Law firm Hogan Lovells is now seeing about one-third of its Australian M&A deal flow in private equity space in either mining or mining services, and this is expected to increase in coming months. However, in perhaps another example of the industry’s penchant for paradoxes, the heightened interest has not translated into an escalation of auctioning activity and company valuations.
“Interestingly, while mining services targets are attracting PE attention – and a number of firms are running the ruler over them – when it comes to execution of transactions, there is often a very small field of PE buyers per asset,” says Andrew Crook a partner at Hogan Lovells. “In our experience, there is often only one or two bidders, and competition has not been vigorous.”
Approach with caution
This sporadic participation exposes two main points about PE’s lingering hesitation in the mining services space. First, most investors are still continuing to focus their attention on primary assets that provide longer-term and more secure sources of income. Second, the vacuum of support from banks has obliged interested GPs to consider uncomfortably large equity checks and debt funding from alternative lenders on less attractive terms.

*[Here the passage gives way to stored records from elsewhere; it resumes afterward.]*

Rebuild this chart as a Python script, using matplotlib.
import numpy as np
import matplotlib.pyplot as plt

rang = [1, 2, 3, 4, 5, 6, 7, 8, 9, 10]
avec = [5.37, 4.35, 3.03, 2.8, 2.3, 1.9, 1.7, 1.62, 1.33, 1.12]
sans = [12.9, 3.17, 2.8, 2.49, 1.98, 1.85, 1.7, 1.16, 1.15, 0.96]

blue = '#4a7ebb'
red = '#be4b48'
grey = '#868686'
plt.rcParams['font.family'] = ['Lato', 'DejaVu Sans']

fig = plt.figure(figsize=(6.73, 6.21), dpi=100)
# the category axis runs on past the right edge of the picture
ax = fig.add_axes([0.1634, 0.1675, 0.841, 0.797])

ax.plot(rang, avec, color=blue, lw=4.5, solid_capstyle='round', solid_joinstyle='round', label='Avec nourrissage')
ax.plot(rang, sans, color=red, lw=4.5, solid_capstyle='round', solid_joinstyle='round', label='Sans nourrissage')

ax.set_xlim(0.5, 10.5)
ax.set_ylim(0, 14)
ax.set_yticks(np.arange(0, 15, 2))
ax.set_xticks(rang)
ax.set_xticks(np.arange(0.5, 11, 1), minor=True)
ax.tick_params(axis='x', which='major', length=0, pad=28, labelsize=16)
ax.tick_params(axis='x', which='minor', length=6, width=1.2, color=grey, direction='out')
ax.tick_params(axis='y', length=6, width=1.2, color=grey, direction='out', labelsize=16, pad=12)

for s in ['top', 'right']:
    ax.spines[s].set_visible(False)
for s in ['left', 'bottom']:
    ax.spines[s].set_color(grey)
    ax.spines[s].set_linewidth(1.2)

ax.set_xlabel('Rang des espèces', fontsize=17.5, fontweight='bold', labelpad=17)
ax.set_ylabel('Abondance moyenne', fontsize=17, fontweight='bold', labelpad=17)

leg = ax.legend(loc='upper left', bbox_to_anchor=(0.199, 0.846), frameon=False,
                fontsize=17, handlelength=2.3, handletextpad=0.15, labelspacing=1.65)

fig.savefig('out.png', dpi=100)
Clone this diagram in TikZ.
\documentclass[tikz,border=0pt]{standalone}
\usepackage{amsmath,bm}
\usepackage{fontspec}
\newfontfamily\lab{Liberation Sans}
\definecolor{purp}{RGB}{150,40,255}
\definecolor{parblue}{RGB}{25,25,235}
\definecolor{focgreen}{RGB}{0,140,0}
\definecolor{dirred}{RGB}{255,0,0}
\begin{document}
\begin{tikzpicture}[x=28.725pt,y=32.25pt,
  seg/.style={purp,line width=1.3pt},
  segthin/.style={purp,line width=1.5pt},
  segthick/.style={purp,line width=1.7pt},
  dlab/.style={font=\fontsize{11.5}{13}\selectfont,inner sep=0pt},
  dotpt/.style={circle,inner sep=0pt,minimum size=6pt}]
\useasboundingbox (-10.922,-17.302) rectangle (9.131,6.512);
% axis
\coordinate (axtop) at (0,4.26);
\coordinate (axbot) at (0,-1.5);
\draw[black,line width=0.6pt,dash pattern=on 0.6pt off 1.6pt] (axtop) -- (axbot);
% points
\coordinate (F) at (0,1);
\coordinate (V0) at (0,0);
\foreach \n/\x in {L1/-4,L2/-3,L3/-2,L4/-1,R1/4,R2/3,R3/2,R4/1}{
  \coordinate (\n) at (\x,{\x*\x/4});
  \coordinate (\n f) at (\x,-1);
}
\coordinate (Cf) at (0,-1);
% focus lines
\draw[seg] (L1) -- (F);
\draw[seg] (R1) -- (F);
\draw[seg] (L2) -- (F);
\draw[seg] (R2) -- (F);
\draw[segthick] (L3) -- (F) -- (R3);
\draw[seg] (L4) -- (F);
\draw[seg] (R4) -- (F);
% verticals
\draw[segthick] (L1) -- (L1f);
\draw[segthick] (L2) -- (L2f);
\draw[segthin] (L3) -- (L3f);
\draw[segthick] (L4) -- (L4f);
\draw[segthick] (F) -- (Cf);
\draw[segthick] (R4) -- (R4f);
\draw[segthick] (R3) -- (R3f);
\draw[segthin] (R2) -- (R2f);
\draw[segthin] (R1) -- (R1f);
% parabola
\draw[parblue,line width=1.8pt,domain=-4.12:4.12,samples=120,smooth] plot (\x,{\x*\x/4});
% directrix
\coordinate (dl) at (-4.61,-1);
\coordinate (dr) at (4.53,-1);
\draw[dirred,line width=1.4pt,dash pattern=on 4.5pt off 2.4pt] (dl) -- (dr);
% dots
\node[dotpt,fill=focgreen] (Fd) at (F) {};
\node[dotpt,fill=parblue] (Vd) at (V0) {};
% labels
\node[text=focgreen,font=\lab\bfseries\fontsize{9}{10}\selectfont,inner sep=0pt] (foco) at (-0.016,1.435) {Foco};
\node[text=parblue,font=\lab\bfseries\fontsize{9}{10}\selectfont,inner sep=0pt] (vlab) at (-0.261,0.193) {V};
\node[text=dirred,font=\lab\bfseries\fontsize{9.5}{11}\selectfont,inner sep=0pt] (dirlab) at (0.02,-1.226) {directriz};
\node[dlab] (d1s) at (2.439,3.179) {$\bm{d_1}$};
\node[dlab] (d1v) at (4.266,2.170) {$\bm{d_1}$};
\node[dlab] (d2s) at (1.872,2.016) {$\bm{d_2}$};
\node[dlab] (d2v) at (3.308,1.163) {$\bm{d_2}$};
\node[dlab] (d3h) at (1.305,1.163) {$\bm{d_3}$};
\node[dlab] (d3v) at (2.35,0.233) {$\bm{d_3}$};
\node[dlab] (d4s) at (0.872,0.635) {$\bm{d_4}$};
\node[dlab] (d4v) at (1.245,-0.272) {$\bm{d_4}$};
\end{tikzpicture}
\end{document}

Caution is also being observed due to the delicate nature of the current commodities market bounce: price surges for the steelmaking ingredients iron ore and coking coal have been largely based on demand caused by fickle Chinese policy pivots. As a result, belt tightening continues to take priority over expansion in the industry overall, and restructuring specialists looking for 3-5x turnarounds on the services end could struggle to find feasible acquisition targets in the near term.
“There are definitely some green shoots, but I don’t think there’s enough momentum into the services space yet to be saying we’ve got a full blown recovery on our hands,” says KPMG’s Evans. “Services companies are still bidding for contracts at relatively low margins, and hence they’re going to be unlikely to attract strong multiples for a little while yet.”